-- begin Materials provided --

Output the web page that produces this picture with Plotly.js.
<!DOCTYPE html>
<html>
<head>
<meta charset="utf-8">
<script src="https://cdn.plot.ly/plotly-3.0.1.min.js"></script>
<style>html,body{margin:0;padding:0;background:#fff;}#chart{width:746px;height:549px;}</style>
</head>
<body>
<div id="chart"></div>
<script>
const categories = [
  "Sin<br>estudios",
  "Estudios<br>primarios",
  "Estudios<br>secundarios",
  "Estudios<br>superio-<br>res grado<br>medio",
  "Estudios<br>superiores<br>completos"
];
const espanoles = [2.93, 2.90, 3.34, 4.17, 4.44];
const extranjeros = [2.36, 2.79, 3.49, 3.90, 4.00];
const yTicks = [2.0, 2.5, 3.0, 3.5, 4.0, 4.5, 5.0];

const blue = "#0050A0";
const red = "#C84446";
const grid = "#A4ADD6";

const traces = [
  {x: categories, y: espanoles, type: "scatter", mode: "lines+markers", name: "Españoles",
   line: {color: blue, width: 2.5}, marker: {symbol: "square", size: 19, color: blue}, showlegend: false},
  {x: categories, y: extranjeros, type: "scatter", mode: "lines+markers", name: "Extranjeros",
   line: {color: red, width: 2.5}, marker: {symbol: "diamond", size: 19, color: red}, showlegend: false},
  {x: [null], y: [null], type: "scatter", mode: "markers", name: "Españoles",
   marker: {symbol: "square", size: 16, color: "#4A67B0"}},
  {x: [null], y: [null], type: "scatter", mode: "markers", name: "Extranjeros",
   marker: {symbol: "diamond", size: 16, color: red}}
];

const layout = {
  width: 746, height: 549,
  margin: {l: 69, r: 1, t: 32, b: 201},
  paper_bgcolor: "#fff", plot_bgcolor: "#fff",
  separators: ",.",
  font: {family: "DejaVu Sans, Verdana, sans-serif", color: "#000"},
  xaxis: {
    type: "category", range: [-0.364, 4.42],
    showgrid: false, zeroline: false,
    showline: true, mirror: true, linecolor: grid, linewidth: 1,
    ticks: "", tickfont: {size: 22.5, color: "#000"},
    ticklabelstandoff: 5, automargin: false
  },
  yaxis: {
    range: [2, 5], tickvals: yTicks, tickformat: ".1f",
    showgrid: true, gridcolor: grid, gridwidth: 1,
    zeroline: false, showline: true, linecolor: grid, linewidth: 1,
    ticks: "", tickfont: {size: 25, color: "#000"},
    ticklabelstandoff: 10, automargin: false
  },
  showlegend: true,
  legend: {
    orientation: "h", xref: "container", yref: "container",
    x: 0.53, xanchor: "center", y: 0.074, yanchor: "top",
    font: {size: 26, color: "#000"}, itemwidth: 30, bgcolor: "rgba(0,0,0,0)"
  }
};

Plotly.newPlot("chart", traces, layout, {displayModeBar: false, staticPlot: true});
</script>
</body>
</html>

-- end Materials provided --
-- begin Materials provided --

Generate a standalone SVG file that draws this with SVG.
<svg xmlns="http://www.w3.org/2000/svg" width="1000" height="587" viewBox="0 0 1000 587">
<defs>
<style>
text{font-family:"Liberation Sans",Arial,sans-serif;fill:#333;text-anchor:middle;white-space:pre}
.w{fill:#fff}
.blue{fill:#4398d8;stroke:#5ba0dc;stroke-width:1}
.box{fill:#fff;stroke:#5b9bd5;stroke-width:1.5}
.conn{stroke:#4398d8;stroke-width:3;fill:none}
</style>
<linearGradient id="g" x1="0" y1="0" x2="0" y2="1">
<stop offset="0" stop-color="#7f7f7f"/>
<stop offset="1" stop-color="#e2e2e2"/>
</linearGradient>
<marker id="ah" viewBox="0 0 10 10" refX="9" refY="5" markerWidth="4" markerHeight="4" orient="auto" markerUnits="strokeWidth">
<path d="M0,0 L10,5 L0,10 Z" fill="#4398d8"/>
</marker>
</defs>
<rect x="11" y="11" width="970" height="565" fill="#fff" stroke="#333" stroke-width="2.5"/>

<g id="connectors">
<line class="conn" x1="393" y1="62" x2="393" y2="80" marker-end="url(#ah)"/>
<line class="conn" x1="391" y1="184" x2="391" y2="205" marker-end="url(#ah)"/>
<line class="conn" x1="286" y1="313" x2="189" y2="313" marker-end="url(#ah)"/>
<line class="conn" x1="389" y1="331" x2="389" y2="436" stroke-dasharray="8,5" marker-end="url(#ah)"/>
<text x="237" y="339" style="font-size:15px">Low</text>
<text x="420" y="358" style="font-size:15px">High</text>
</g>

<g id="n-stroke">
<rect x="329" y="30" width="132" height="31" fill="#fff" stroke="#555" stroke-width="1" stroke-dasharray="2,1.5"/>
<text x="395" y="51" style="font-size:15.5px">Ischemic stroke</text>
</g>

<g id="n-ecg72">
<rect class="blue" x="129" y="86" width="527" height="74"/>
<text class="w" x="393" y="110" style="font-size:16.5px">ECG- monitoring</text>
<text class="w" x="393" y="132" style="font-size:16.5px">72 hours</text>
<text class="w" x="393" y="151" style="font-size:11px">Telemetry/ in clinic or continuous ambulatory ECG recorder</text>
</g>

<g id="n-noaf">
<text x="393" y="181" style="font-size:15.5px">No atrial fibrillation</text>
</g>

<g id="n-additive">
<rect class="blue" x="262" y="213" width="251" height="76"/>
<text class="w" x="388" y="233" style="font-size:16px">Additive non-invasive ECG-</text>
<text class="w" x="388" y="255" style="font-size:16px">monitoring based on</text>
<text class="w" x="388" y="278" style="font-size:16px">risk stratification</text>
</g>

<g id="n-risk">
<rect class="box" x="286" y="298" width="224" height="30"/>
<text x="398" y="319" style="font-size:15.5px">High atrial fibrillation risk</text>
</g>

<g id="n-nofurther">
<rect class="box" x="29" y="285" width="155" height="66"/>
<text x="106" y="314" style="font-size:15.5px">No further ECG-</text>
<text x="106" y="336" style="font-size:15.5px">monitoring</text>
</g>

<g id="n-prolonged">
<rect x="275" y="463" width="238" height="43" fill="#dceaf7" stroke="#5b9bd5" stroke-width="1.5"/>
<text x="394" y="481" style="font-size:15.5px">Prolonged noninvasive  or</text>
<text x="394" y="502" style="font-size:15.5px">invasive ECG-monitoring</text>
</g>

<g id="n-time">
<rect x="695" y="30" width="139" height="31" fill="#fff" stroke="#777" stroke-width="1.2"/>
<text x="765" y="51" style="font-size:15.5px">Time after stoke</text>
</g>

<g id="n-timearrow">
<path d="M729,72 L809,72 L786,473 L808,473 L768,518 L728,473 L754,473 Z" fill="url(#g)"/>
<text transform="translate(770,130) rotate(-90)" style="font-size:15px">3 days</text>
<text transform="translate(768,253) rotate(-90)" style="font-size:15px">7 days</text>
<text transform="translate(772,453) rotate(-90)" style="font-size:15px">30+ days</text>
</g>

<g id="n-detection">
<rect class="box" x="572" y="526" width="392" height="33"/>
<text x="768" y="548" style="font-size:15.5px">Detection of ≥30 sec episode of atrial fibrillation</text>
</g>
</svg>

-- end Materials provided --
-- begin Materials provided --

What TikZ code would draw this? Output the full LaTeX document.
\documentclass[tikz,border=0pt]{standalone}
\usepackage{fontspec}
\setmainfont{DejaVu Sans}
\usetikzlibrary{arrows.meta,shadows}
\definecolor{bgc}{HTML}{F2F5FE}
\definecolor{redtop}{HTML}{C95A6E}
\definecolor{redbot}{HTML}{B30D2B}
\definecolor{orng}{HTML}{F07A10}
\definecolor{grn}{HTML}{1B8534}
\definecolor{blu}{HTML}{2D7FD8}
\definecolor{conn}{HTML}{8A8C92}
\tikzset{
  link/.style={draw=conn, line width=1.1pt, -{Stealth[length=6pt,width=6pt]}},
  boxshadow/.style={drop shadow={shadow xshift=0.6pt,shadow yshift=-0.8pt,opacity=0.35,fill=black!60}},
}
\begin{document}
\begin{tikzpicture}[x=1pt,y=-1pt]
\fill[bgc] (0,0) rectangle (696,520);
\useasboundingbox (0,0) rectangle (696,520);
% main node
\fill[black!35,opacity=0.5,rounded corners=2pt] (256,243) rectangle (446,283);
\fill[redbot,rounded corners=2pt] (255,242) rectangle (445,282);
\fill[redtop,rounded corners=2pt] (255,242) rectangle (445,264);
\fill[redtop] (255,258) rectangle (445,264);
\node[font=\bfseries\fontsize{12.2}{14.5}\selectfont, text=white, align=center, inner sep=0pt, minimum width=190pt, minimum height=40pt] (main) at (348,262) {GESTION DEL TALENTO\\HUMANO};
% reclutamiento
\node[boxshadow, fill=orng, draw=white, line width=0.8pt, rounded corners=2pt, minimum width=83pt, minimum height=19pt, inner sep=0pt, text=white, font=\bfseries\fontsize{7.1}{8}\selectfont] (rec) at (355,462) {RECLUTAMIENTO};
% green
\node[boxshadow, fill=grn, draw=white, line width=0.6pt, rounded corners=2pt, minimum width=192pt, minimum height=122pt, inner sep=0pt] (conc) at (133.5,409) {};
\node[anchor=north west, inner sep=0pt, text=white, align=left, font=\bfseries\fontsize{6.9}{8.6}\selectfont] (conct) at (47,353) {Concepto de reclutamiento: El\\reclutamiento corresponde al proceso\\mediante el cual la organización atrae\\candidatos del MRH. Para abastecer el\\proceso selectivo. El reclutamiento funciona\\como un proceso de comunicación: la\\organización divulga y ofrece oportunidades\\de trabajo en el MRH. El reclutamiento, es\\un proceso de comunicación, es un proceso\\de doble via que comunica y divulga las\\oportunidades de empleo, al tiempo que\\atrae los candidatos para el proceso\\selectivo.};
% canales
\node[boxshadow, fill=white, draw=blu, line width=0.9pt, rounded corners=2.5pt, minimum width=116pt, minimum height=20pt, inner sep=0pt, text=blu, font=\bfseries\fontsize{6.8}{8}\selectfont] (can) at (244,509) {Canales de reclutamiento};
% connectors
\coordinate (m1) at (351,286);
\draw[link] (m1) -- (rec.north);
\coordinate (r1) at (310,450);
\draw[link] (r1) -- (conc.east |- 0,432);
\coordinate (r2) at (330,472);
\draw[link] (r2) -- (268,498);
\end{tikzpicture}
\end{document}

-- end Materials provided --

[What the exercise asks]
Gather and return every line that holds the string "standalone".

[Response]
Generate a standalone SVG file that draws this with SVG.
\documentclass[tikz,border=0pt]{standalone}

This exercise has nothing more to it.